Start EXCERPTED DATA

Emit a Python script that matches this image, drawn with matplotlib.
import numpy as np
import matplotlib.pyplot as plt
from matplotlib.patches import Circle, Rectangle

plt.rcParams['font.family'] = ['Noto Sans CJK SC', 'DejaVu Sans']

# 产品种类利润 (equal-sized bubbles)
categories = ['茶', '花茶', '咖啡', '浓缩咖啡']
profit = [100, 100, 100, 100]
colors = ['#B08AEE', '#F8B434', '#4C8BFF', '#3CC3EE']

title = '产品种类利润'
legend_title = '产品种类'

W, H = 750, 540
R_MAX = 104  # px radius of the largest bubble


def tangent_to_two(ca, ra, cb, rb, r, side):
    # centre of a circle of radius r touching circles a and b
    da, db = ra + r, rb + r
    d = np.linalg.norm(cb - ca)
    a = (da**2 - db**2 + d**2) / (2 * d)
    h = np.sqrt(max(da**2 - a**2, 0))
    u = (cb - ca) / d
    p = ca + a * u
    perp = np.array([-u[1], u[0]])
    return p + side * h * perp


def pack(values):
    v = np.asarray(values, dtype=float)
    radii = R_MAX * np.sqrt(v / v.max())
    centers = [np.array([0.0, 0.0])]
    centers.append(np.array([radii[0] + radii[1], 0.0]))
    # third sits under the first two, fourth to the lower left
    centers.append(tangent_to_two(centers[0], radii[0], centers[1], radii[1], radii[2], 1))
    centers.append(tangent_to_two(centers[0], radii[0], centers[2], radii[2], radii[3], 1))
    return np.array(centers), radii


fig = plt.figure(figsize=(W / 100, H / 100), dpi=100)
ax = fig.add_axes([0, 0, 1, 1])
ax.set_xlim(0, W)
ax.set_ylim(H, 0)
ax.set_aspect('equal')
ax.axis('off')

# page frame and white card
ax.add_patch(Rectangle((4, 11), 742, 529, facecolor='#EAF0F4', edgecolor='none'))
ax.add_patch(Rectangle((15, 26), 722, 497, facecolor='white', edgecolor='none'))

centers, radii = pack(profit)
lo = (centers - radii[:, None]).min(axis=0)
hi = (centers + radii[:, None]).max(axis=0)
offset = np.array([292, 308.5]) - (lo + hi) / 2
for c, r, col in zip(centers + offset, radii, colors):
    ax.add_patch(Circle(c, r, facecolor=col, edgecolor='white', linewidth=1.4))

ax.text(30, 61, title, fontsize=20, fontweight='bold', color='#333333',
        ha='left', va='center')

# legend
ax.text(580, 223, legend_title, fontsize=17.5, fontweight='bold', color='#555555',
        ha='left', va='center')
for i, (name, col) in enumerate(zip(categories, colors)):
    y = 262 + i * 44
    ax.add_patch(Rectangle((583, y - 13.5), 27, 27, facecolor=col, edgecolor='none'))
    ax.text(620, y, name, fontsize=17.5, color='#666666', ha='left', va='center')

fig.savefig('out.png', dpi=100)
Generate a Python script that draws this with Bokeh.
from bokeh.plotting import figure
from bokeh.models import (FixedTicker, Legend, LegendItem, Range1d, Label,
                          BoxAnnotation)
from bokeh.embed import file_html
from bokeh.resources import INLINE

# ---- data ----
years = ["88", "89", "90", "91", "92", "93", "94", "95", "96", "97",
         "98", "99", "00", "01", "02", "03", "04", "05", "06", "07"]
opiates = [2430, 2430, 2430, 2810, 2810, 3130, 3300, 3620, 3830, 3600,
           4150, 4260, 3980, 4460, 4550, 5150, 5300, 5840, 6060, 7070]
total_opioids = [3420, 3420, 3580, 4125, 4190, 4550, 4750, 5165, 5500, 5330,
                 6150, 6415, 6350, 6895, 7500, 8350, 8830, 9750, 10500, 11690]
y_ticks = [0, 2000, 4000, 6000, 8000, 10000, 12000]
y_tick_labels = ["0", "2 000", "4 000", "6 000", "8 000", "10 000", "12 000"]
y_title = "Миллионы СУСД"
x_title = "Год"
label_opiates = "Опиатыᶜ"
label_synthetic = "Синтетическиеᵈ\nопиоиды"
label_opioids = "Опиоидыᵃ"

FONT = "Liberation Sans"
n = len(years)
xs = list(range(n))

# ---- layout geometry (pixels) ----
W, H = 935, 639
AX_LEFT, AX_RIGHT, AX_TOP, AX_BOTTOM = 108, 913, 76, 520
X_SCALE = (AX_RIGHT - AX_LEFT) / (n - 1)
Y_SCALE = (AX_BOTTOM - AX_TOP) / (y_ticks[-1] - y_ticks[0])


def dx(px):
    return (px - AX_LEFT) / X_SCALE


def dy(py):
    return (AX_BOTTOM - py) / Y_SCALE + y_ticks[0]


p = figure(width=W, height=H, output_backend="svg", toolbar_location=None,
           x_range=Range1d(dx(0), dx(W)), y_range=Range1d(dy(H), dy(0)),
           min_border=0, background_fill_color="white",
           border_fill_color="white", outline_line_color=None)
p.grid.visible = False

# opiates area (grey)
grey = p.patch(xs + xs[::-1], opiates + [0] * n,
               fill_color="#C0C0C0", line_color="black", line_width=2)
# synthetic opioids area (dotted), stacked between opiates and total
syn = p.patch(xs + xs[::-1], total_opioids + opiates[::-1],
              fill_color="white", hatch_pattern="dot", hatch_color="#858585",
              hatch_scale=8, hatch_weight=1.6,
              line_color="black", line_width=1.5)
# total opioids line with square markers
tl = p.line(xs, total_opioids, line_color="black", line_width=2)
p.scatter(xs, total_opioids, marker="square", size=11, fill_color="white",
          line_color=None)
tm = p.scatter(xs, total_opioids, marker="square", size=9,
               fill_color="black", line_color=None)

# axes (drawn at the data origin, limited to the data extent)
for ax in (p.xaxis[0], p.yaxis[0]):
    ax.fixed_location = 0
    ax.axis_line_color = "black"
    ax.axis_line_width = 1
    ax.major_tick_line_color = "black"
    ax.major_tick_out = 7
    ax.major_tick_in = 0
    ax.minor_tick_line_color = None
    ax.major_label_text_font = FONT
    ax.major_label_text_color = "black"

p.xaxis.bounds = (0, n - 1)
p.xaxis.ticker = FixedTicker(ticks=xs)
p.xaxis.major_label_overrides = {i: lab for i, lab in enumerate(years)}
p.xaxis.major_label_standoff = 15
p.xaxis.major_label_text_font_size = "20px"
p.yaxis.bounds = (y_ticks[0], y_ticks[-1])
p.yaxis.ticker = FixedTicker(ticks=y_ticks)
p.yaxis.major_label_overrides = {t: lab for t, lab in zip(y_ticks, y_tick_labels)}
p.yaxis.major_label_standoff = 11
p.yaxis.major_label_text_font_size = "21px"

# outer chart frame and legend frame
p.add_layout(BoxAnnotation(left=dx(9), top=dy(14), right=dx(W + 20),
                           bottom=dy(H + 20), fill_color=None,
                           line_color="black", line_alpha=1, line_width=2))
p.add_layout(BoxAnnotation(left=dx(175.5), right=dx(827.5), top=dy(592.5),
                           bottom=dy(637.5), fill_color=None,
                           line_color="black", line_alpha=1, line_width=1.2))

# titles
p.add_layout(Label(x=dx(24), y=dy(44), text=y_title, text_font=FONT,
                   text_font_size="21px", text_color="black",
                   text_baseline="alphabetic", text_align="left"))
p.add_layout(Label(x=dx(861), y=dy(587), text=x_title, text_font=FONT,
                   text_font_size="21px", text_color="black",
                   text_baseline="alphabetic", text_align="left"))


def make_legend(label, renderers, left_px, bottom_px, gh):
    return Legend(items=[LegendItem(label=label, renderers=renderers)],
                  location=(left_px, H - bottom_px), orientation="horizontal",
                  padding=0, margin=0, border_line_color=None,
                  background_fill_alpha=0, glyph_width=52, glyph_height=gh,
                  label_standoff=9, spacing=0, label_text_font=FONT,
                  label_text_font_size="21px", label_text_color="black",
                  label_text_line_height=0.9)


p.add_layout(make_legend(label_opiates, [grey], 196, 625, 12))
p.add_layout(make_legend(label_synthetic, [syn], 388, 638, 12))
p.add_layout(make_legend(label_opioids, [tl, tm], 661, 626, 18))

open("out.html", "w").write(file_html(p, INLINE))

End EXCERPTED DATA
Start EXCERPTED DATA

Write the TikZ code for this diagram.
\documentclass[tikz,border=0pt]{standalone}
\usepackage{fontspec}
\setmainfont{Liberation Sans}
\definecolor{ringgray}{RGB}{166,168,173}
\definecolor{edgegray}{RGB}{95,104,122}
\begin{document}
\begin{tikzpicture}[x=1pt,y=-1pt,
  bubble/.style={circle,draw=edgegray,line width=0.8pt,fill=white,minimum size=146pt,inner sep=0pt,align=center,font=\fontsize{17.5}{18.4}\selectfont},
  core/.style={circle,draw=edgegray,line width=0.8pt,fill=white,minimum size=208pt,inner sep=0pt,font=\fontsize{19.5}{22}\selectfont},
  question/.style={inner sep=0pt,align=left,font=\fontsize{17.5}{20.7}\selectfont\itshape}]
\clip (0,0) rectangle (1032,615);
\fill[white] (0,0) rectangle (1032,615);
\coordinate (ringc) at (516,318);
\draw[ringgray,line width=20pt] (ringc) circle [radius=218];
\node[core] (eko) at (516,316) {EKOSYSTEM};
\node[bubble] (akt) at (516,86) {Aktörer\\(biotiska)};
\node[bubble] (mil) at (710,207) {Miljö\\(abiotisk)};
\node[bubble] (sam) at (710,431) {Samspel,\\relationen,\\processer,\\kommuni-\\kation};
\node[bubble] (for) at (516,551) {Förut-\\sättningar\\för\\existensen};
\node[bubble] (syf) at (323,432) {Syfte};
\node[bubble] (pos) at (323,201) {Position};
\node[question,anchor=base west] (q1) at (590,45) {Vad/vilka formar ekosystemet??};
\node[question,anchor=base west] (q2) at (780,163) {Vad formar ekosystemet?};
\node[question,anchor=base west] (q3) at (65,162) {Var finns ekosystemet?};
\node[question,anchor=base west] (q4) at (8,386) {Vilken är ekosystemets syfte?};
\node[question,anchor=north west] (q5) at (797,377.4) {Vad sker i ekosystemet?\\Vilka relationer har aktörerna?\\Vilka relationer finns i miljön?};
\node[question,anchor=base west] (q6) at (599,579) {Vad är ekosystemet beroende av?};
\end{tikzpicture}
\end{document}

End EXCERPTED DATA
Start EXCERPTED DATA

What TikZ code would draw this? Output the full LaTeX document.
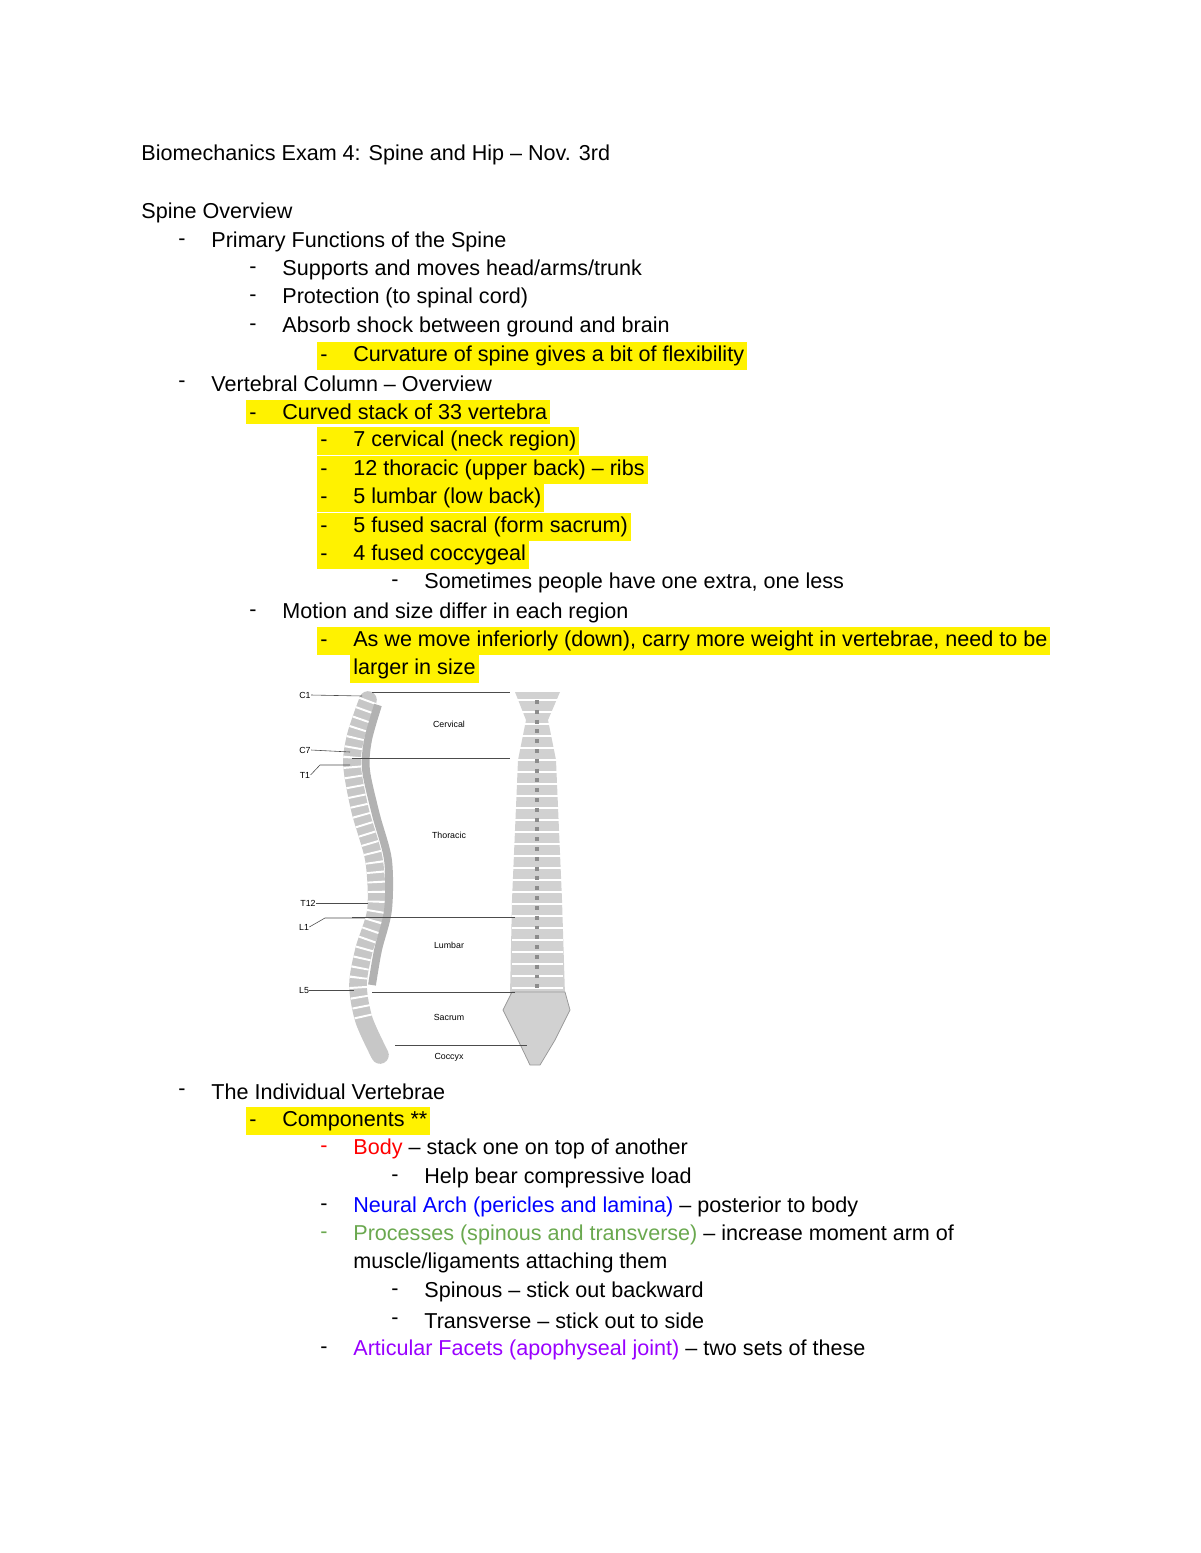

End EXCERPTED DATA

Every line above that contains the word "with" should be reported.

• [EXERCISE SOLUTION]:
Emit a Python script that matches this image, drawn with matplotlib.
Generate a Python script that draws this with Bokeh.
# total opioids line with square markers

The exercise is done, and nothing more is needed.